Im Untersuchungsausschuss des nordrhein-westfälischen Landtags zum Terroranschlag in Solingen hat ein Zeuge gravierende Missstände in der deutschen Abschiebepraxis offenbart. Besonders der gescheiterte Abschiebeversuch des Attentäters Issa Al Hassan rückte dabei in den Fokus der Befragung.
Der Transportkoordinator der Zentralen Ausländerbehörde (ZAB) Bielefeld sprach laut WDR erschreckend offen über strukturelle Probleme bei Rückführungen. Er beschrieb die wiederholten Fehlschläge bei Abschiebungen nicht als Ausnahme, sondern als Normalität: „Es kommt öfter vor, dass Personen nicht angetroffen werden, als dass sie angetroffen werden.“
Al Hassan sollte im Juni 2023 abgeschoben werden. In den frühen Morgenstunden erschien ein Team in seiner Unterkunft in Paderborn – doch der Mann war nicht da. Laut dem Zeugen sei dies ein typisches Szenario. Die Maßnahmen waren vorbereitet, doch es blieb bei diesem einmaligen Versuch.

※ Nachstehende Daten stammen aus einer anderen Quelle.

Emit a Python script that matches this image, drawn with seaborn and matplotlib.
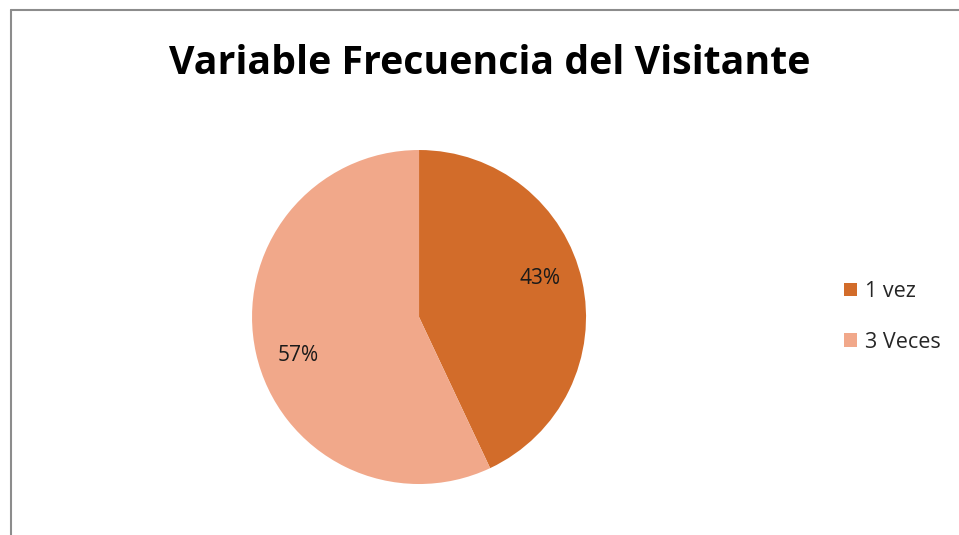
import matplotlib
matplotlib.use("Agg")
import numpy as np
import matplotlib.pyplot as plt
import seaborn as sns
from matplotlib.lines import Line2D
from matplotlib.patches import Patch

# Data
categories = ['1 vez', '3 Veces']
shares = [43, 57]
colors = ['#D26C2A', '#F1A88A']

sns.set_theme(style='white')
plt.rcParams['font.family'] = ['Open Sans', 'DejaVu Sans']

fig = plt.figure(figsize=(9.59, 5.35), dpi=100)
ax = fig.add_axes([0.2628, 0.0953, 0.3483, 0.6243])

wedges, texts, autotexts = ax.pie(
    shares, colors=colors, startangle=90, counterclock=False,
    autopct='%1.0f%%', pctdistance=0.76,
    wedgeprops={'linewidth': 0, 'edgecolor': 'none'},
    textprops={'fontsize': 15, 'color': '#1a1a1a'},
)
# nudge the percentage labels a little anticlockwise, like the original
for w, t in zip(wedges, autotexts):
    ang = np.deg2rad((w.theta1 + w.theta2) / 2 + 5)
    t.set_position((0.76 * np.cos(ang), 0.76 * np.sin(ang)))
ax.set_xlim(-1, 1)
ax.set_ylim(-1, 1)
ax.set_aspect('equal')

fig.text(0.511, 0.882, 'Variable Frecuencia del Visitante', ha='center', va='center',
         fontsize=28.3, fontweight='bold', color='black')

handles = [Patch(facecolor=c, edgecolor='none') for c in colors]
fig.legend(handles, categories, loc='center left', bbox_to_anchor=(0.860, 0.4075),
           frameon=False, fontsize=15.5, handlelength=0.6, handleheight=0.6,
           handletextpad=0.35, labelspacing=1.38)

# chart-area border (top and left visible)
fig.add_artist(Line2D([0.011, 1.0], [0.982, 0.982], color='#8c8c8c', lw=1.5))
fig.add_artist(Line2D([0.011, 0.011], [0.0, 0.982], color='#8c8c8c', lw=1.5))

fig.savefig('out.png', dpi=100, facecolor='white')
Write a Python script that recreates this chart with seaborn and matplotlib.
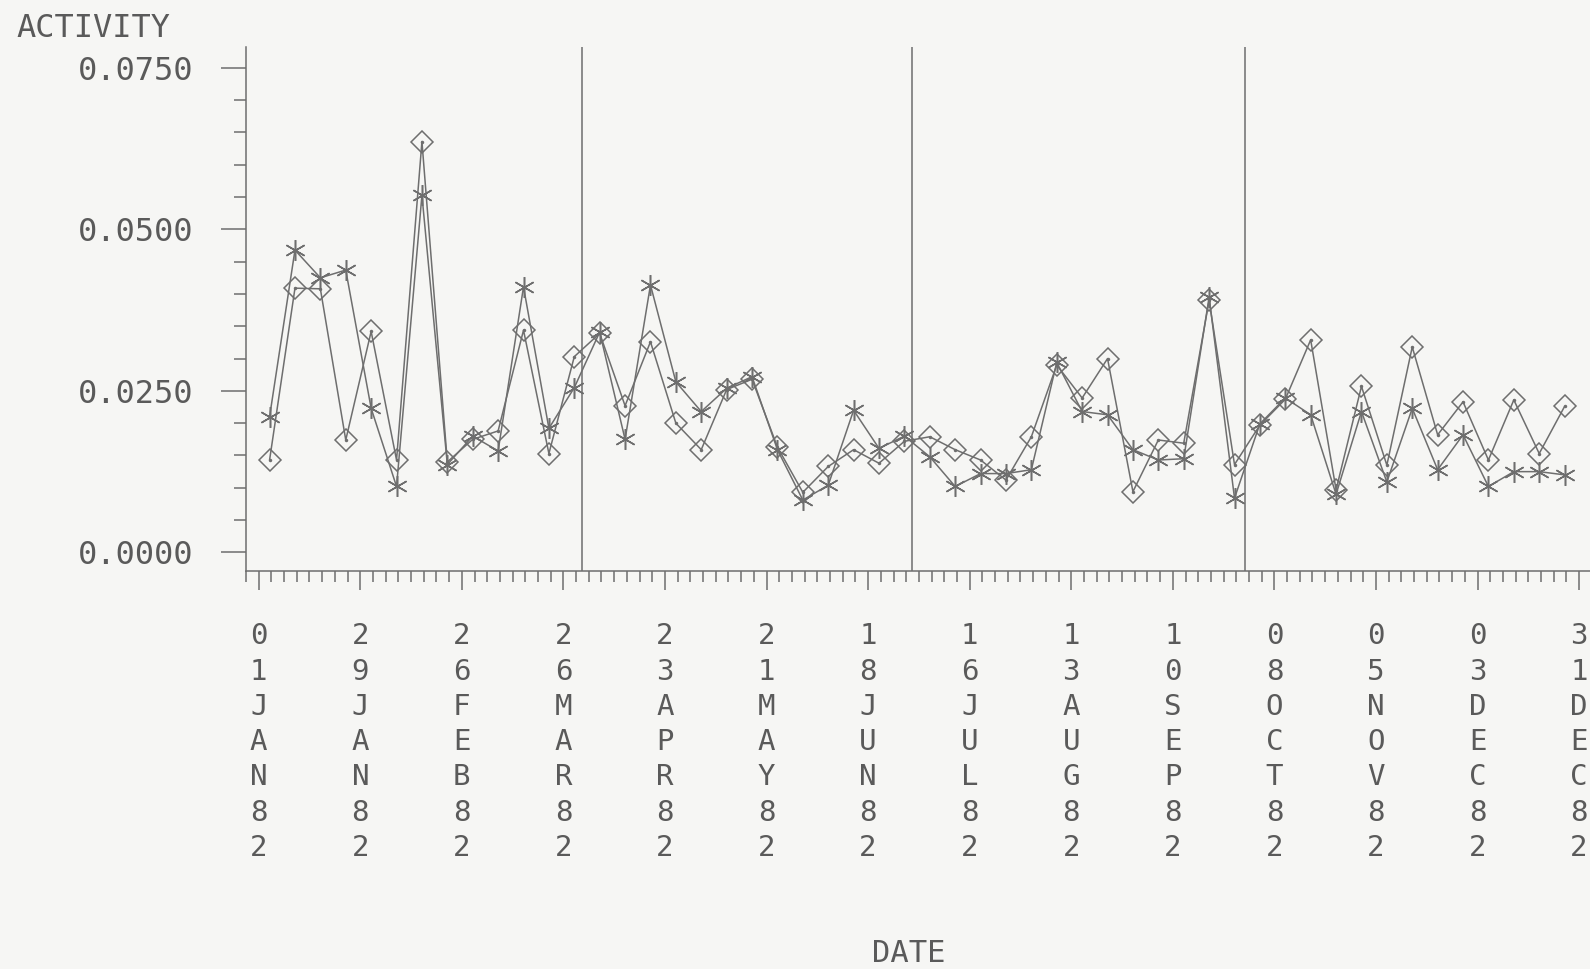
import numpy as np
import pandas as pd
import matplotlib
matplotlib.use("Agg")
import matplotlib.pyplot as plt
import matplotlib.dates as mdates
from matplotlib.ticker import FixedLocator, MultipleLocator
import seaborn as sns

# Weekly sampling dates (1982)
sample_dates = pd.date_range("1982-01-04", periods=52, freq="7D")

# Weekly activity, first detector (diamond symbols)
activity_diamond = [
    0.0143, 0.0409, 0.0408, 0.0174, 0.0342, 0.0143, 0.0636, 0.0140, 0.0175, 0.0188,
    0.0344, 0.0153, 0.0303, 0.0339, 0.0227, 0.0326, 0.0200, 0.0159, 0.0252, 0.0268,
    0.0163, 0.0093, 0.0133, 0.0159, 0.0138, 0.0172, 0.0179, 0.0159, 0.0143, 0.0112,
    0.0179, 0.0290, 0.0239, 0.0300, 0.0094, 0.0174, 0.0169, 0.0390, 0.0136, 0.0197,
    0.0237, 0.0329, 0.0097, 0.0257, 0.0135, 0.0318, 0.0182, 0.0233, 0.0143, 0.0236,
    0.0153, 0.0226,
]

# Weekly activity, second detector (asterisk symbols)
activity_asterisk = [
    0.0210, 0.0468, 0.0425, 0.0437, 0.0223, 0.0102, 0.0553, 0.0136, 0.0180, 0.0157,
    0.0411, 0.0192, 0.0255, 0.0341, 0.0175, 0.0414, 0.0264, 0.0218, 0.0254, 0.0272,
    0.0159, 0.0081, 0.0104, 0.0220, 0.0161, 0.0180, 0.0148, 0.0102, 0.0122, 0.0122,
    0.0128, 0.0294, 0.0218, 0.0213, 0.0159, 0.0143, 0.0145, 0.0395, 0.0084, 0.0199,
    0.0239, 0.0213, 0.0090, 0.0218, 0.0109, 0.0223, 0.0128, 0.0182, 0.0102, 0.0125,
    0.0125, 0.0120,
]

# Labelled date ticks (every four weeks)
tick_dates = pd.date_range("1982-01-01", periods=14, freq="28D")
tick_labels = [
    "01JAN82", "29JAN82", "26FEB82", "26MAR82", "23APR82", "21MAY82", "18JUN82",
    "16JUL82", "13AUG82", "10SEP82", "08OCT82", "05NOV82", "03DEC82", "31DEC82",
]

# Calendar quarter boundaries
quarter_ends = pd.to_datetime(["1982-03-31", "1982-06-30", "1982-09-30"])

y_ticks = [0.0, 0.025, 0.05, 0.075]
y_labels = ["0.0000", "0.0250", "0.0500", "0.0750"]

df = pd.DataFrame({
    "date": sample_dates,
    "diamond": activity_diamond,
    "asterisk": activity_asterisk,
})

sns.set_style("white")
plt.rcParams["font.family"] = ["DejaVu Sans Mono", "DejaVu Sans"]

ink = "#6e6e6e"
text_ink = "#5a5a5a"
paper = "#f6f6f4"

fig = plt.figure(figsize=(15.9, 9.69), dpi=100, facecolor=paper)
ax = fig.add_axes([246 / 1590, 398 / 969, (1590 - 246) / 1590, (922 - 398) / 969])
ax.set_facecolor(paper)

sns.lineplot(data=df, x="date", y="diamond", ax=ax, sort=False, estimator=None,
             color=ink, linewidth=1.1, marker="D", markersize=11,
             markerfacecolor="none", markeredgecolor=ink, markeredgewidth=1.1)
sns.lineplot(data=df, x="date", y="diamond", ax=ax, sort=False, estimator=None,
             color=ink, linewidth=0, marker="o", markersize=2.5,
             markerfacecolor=ink, markeredgecolor=ink, markeredgewidth=0)
sns.lineplot(data=df, x="date", y="asterisk", ax=ax, sort=False, estimator=None,
             color=ink, linewidth=1.1, marker=(6, 2, 0), markersize=15,
             markerfacecolor=ink, markeredgecolor=ink, markeredgewidth=1.1)

for q in quarter_ends:
    ax.axvline(q, color=ink, linewidth=1.1)

start = pd.Timestamp("1982-01-01")
ax.set_xlim(start - pd.Timedelta(hours=84), start + pd.Timedelta(days=367))
ax.set_ylim(-0.00288, 0.07823)

ax.xaxis.set_major_locator(FixedLocator(mdates.date2num(tick_dates)))
ax.set_xticklabels(["\n".join(lbl) for lbl in tick_labels])
minor_dates = pd.date_range(start - pd.Timedelta(hours=84),
                            start + pd.Timedelta(days=367), freq="84h")
ax.xaxis.set_minor_locator(FixedLocator(mdates.date2num(minor_dates)))

ax.set_yticks(y_ticks)
ax.set_yticklabels(y_labels)
ax.yaxis.set_minor_locator(MultipleLocator(0.005))

for lbl in ax.get_xticklabels():
    lbl.set_linespacing(1.33)
    lbl.set_multialignment("center")

ax.tick_params(axis="x", which="both", bottom=True, top=False)
ax.tick_params(axis="y", which="both", left=True, right=False)
ax.tick_params(axis="x", which="major", direction="out", length=14, width=1.1,
               color=ink, pad=23, labelsize=21, labelcolor=text_ink)
ax.tick_params(axis="x", which="minor", direction="out", length=8, width=1.1,
               color=ink)
ax.tick_params(axis="y", which="major", direction="out", length=18, width=1.1,
               color=ink, pad=20, labelsize=23, labelcolor=text_ink)
ax.tick_params(axis="y", which="minor", direction="out", length=9, width=1.1,
               color=ink)

for side in ["top", "right"]:
    ax.spines[side].set_visible(False)
for side in ["left", "bottom"]:
    ax.spines[side].set_color(ink)
    ax.spines[side].set_linewidth(1.1)

ax.set_xlabel("")
ax.set_ylabel("")

fig.text(16 / 1590, 1 - 28.5 / 969, "ACTIVITY", ha="left", va="center",
         fontsize=23, color=text_ink)
fig.text(909 / 1590, 1 - 953 / 969, "DATE", ha="center", va="center",
         fontsize=22, color=text_ink)

fig.savefig("out.png", dpi=100, facecolor=paper)
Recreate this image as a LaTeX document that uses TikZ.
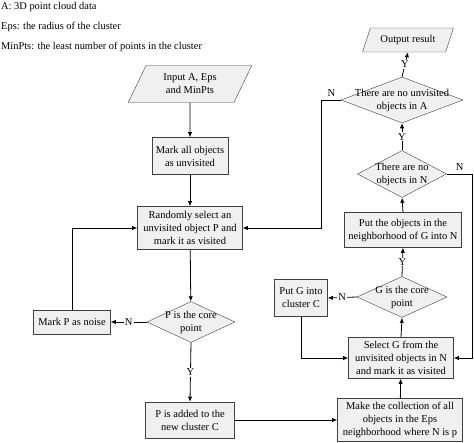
\documentclass[tikz,border=0pt]{standalone}
\usepackage{fontspec}
\setmainfont{Liberation Serif}
\usetikzlibrary{arrows.meta,shapes.geometric}

\begin{document}
\begin{tikzpicture}[x=1pt,y=-1pt,font=\fontsize{10.5}{13}\selectfont,
  proc/.style={draw=black!75,fill=black!6,align=center,inner sep=1pt},
  dec/.style={draw=black!75,diamond,fill=black!6,inner sep=0pt},
  io/.style={draw=black!75,trapezium,trapezium stretches=true,trapezium left angle=63,trapezium right angle=117,fill=black!6,align=center,inner sep=1pt},
  flow/.style={-{Latex[length=1.8mm,width=1.5mm]},line width=0.8pt},
  yn/.style={fill=white,inner sep=1pt},
  note/.style={anchor=west,font=\fontsize{10.4}{12}\selectfont,inner sep=0pt}]
  \useasboundingbox (0,0) rectangle (474,443);
  % legend
  \node[note] (hA) at (1,7) {A: 3D point cloud data};
  \node[note] (hE) at (1,27) {Eps: the radius of the cluster};
  \node[note] (hM) at (1,47) {MinPts: the least number of points in the cluster};
  % left column
  \node[io,minimum width=124,minimum height=37] (in) at (190,84) {Input A, Eps\\and MinPts};
  \node[proc,minimum width=76,minimum height=37] (mark) at (190,156) {Mark all objects\\as unvisited};
  \node[proc,minimum width=105,minimum height=43] (rand) at (190,228) {Randomly select an\\unvisited object P and\\mark it as visited};
  \node[dec,minimum width=88,minimum height=41,label={[align=center]center:P is the core\\point}] (pcore) at (191,322) {};
  \node[proc,minimum width=77,minimum height=24] (noise) at (72,322) {Mark P as noise};
  \node[proc,minimum width=89,minimum height=36] (padd) at (190,420) {P is added to the\\new cluster C};
  % right column
  \node[proc,minimum width=125,minimum height=43] (coll) at (400,420) {Make the collection of all\\objects in the Eps\\neighborhood where N is p};
  \node[proc,minimum width=105,minimum height=41] (selg) at (401,358) {Select G from the\\unvisited objects in N\\and mark it as visited};
  \node[dec,minimum width=90,minimum height=41,label={[align=center]center:G is the core\\point}] (gcore) at (402,297) {};
  \node[proc,minimum width=53,minimum height=37] (putg) at (301,298) {Put G into\\cluster C};
  \node[proc,minimum width=117,minimum height=35] (putn) at (403,230) {Put the objects in the\\neighborhood of G into N};
  \node[dec,minimum width=89,minimum height=47,label={[align=center]center:There are no\\objects in N}] (dN) at (402,174) {};
  \node[dec,minimum width=122,minimum height=46,label={[align=center]center:There are no unvisited\\objects in A}] (dA) at (402,100) {};
  \node[io,minimum width=91,minimum height=24] (out) at (408,40) {Output result};
  % connectors
  \draw[flow] (in) -- (mark);
  \draw[flow] (mark) -- (rand);
  \draw[flow] (rand) -- (pcore);
  \draw[flow] (pcore.west) -- (noise.east) node[yn,midway]{N};
  \draw[flow] (noise.north) |- (rand.west);
  \draw[flow] (pcore.south) -- (padd.north) node[yn,midway]{Y};
  \draw[flow] (padd.east) -- (coll.west);
  \draw[flow] (coll) -- (selg);
  \draw[flow] (selg.north) -- (gcore.south);
  \draw[flow] (gcore.west) -- (putg.east) node[yn,midway]{N};
  \draw[flow] (putg.south) |- (selg.west);
  \draw[flow] (gcore.north) -- (putn.south) node[yn,midway]{Y};
  \draw[flow] (putn.north) -- (dN.south);
  \draw[flow] (dN.east) -- ++(26,0) node[midway,above]{N} |- (selg.east);
  \draw[flow] (dN.north) -- (dA.south) node[yn,midway]{Y};
  \draw[flow] (dA.west) -- ++(-19,0) node[midway,above]{N} |- (rand.east);
  \draw[flow] (dA.north) -- (out.south) node[yn,midway]{Y};
\end{tikzpicture}
\end{document}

Der Mitarbeiter äußerte sich zudem skeptisch gegenüber der Wirksamkeit neuer gesetzlicher Regelungen wie dem Rückführungsverbesserungsgesetz 2024. Die erweiterten Befugnisse, etwa zur Durchsuchung sämtlicher Zimmer in Unterkünften, seien zwar gesetzlich vorgesehen, jedoch in der Praxis kaum umsetzbar. Dafür fehle es an Zeit, Personal und rechtlichen Spielräumen. Das gezielte Auffinden untergetauchter Personen gestalte sich dadurch weiterhin schwierig.
Ein Vorschlag des Zeugen: Abschiebungen sollten im Fall eines Fehlschlags zügig neu angesetzt und angekündigt werden. Rechtlich gelte die betroffene Person dann als „flüchtig“, was zusätzliche Maßnahmen wie eine Fahndung oder die Anordnung von Abschiebehaft ermögliche.
Der Untersuchungsausschuss will mit der Aufarbeitung klären, wie es dazu kommen konnte, dass Issa Al Hassan trotz vorliegender Abschiebeverfügung in Deutschland blieb und Monate später in Solingen drei Menschen tötete.